What is a transaction?

A transaction transfers Bitcoin from inputs (existing chunks of BTC you own) to outputs (the new owners).

Each input refers back to a previous output you spend. Outputs assign value to addresses. The difference between inputs and outputs is the fee, which the miner keeps.

You can't partially spend an input — if you have ₿ 1.0 and want to send ₿ 0.3, you create two outputs: ₿ 0.3 to the recipient and ₿ 0.7 back to yourself (minus the fee).

Inputs

Each input is a reference to an earlier transaction's output that the sender is now spending.
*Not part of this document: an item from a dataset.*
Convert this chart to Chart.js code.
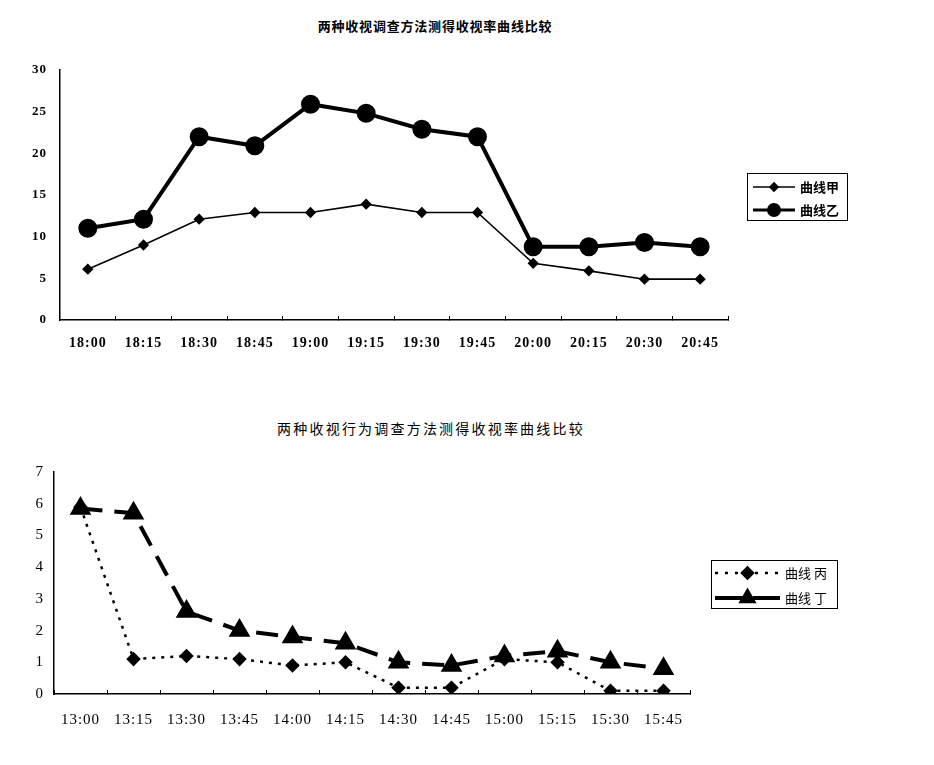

Format: previous_txid : output_index.

Inputs must be unlocked with a signature from the owner — that's the cryptographic proof that you control the coins.

For a coinbase transaction (the miner's reward) there are no real inputs — those coins are newly created.

Outputs

Where the BTC goes. Each output assigns a specific amount to a specific Bitcoin address (or more precisely: to a script that anyone matching the conditions can later spend).

Once an output is spent (used as someone's input later), it's gone. Until then it sits in the global "UTXO set" — Unspent Transaction Outputs.

Transaction fee

Fee = total inputs − total outputs. The difference is what the sender paid to the miner to include this transaction in a block.

sat/vB = satoshis per virtual byte. Higher fee rate = miners prefer your tx, so it confirms faster. During congestion this rate spikes; in calm times it can drop to 1 sat/vB.

1 BTC = 100,000,000 satoshi.

Coinbase transaction

Every block's first transaction is special: it has no real input (no previous output to spend), but it creates new coins out of thin air.

This is the only way new BTC enters circulation. The miner who finds the block claims the subsidy plus all transaction fees from the other transactions in this block.

Miners can write arbitrary data into the coinbase input — sometimes a slogan, sometimes a pool name, sometimes just nonce padding.